**WRITTEN TASK**
Skip the pictures and extract all of the lines exactly as written.

[BEGIN EXTRACTED MATERIAL]

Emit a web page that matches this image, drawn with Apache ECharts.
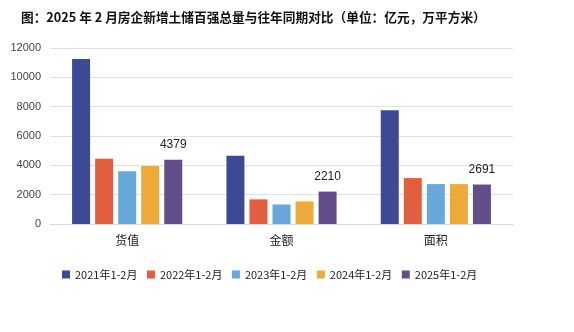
<!DOCTYPE html>
<html><head><meta charset="utf-8">
<script src="https://cdn.jsdelivr.net/npm/echarts@6/dist/echarts.min.js"></script>
<style>html,body{margin:0;padding:0;background:#fff}#c{width:574px;height:332px}</style>
</head><body><div id="c"></div>
<script>
const titleText = '图：2025 年 2 月房企新增土储百强总量与往年同期对比（单位：亿元，万平方米）';
const categories = ['货值', '金额', '面积'];
const seriesNames = ['2021年1-2月', '2022年1-2月', '2023年1-2月', '2024年1-2月', '2025年1-2月'];
const v2021 = [11250, 4650, 7750];
const v2022 = [4450, 1680, 3130];
const v2023 = [3600, 1330, 2720];
const v2024 = [3950, 1540, 2720];
const v2025 = [4379, 2210, 2691];
const colors = ['#3B4A92', '#E15F3F', '#67A7D9', '#EEA93B', '#634D8A'];
const yTicks = [0, 2000, 4000, 6000, 8000, 10000, 12000];

const allValues = [v2021, v2022, v2023, v2024, v2025];
const chart = echarts.init(document.getElementById('c'));
chart.setOption({
  animation: false,
  color: colors,
  title: {
    text: titleText, left: 16, top: 6,
    textStyle: {fontFamily: 'Noto Sans CJK SC', fontWeight: 'bold', fontSize: 12.7, color: '#111'}
  },
  legend: {
    data: seriesNames, left: 57, top: 264, itemWidth: 8, itemHeight: 8, itemGap: 9.5,
    icon: 'rect',
    textStyle: {fontFamily: 'Noto Sans CJK SC', fontSize: 11, color: '#222'}
  },
  grid: {left: 50, right: 61, top: 48, bottom: 108, containLabel: false},
  xAxis: {
    type: 'category', data: categories,
    axisLine: {lineStyle: {color: '#d9d9d9'}}, axisTick: {show: false},
    axisLabel: {fontFamily: 'Noto Sans CJK SC', fontSize: 12, color: '#222', margin: 10}
  },
  yAxis: {
    type: 'value', min: yTicks[0], max: yTicks[yTicks.length - 1], interval: 2000,
    axisLine: {show: false}, axisTick: {show: false},
    splitLine: {lineStyle: {color: '#e0e0e0'}},
    axisLabel: {fontFamily: 'Liberation Sans', fontSize: 11, color: '#444', margin: 9, formatter: v => String(v)}
  },
  series: seriesNames.map((n, i) => ({
    name: n, type: 'bar', data: allValues[i], barWidth: 18, barGap: '28%',
    label: i === 4 ? {show: true, position: 'top', distance: 9, fontFamily: 'Liberation Sans', fontSize: 12, color: '#222'} : {show: false}
  }))
});
</script></body></html>
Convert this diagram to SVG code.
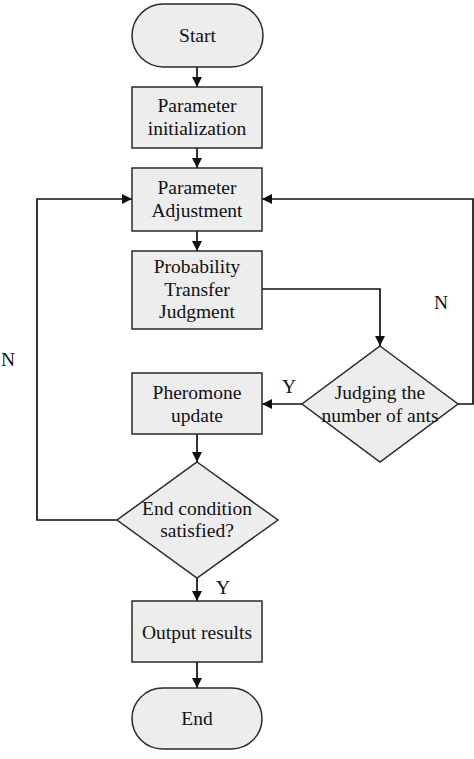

[END EXTRACTED MATERIAL]

**WRITTEN REPLY**
Emit a web page that matches this image, drawn with Apache ECharts.
<!DOCTYPE html>
<html><head><meta charset="utf-8">
<script src="https://cdn.jsdelivr.net/npm/echarts@6/dist/echarts.min.js"></script>
<style>html,body{margin:0;padding:0;background:#fff}#c{width:574px;height:332px}</style>
</head><body><div id="c"></div>
<script>
const titleText = '图：2025 年 2 月房企新增土储百强总量与往年同期对比（单位：亿元，万平方米）';
const categories = ['货值', '金额', '面积'];
const seriesNames = ['2021年1-2月', '2022年1-2月', '2023年1-2月', '2024年1-2月', '2025年1-2月'];
const v2021 = [11250, 4650, 7750];
const v2022 = [4450, 1680, 3130];
const v2023 = [3600, 1330, 2720];
const v2024 = [3950, 1540, 2720];
const v2025 = [4379, 2210, 2691];
const colors = ['#3B4A92', '#E15F3F', '#67A7D9', '#EEA93B', '#634D8A'];
const yTicks = [0, 2000, 4000, 6000, 8000, 10000, 12000];

const allValues = [v2021, v2022, v2023, v2024, v2025];
const chart = echarts.init(document.getElementById('c'));
chart.setOption({
  animation: false,
  color: colors,
  title: {
    text: titleText, left: 16, top: 6,
    textStyle: {fontFamily: 'Noto Sans CJK SC', fontWeight: 'bold', fontSize: 12.7, color: '#111'}
  },
  legend: {
    data: seriesNames, left: 57, top: 264, itemWidth: 8, itemHeight: 8, itemGap: 9.5,
    icon: 'rect',
    textStyle: {fontFamily: 'Noto Sans CJK SC', fontSize: 11, color: '#222'}
  },
  grid: {left: 50, right: 61, top: 48, bottom: 108, containLabel: false},
  xAxis: {
    type: 'category', data: categories,
    axisLine: {lineStyle: {color: '#d9d9d9'}}, axisTick: {show: false},
    axisLabel: {fontFamily: 'Noto Sans CJK SC', fontSize: 12, color: '#222', margin: 10}
  },
  yAxis: {
    type: 'value', min: yTicks[0], max: yTicks[yTicks.length - 1], interval: 2000,
    axisLine: {show: false}, axisTick: {show: false},
    splitLine: {lineStyle: {color: '#e0e0e0'}},
    axisLabel: {fontFamily: 'Liberation Sans', fontSize: 11, color: '#444', margin: 9, formatter: v => String(v)}
  },
  series: seriesNames.map((n, i) => ({
    name: n, type: 'bar', data: allValues[i], barWidth: 18, barGap: '28%',
    label: i === 4 ? {show: true, position: 'top', distance: 9, fontFamily: 'Liberation Sans', fontSize: 12, color: '#222'} : {show: false}
  }))
});
</script></body></html>
Convert this diagram to SVG code.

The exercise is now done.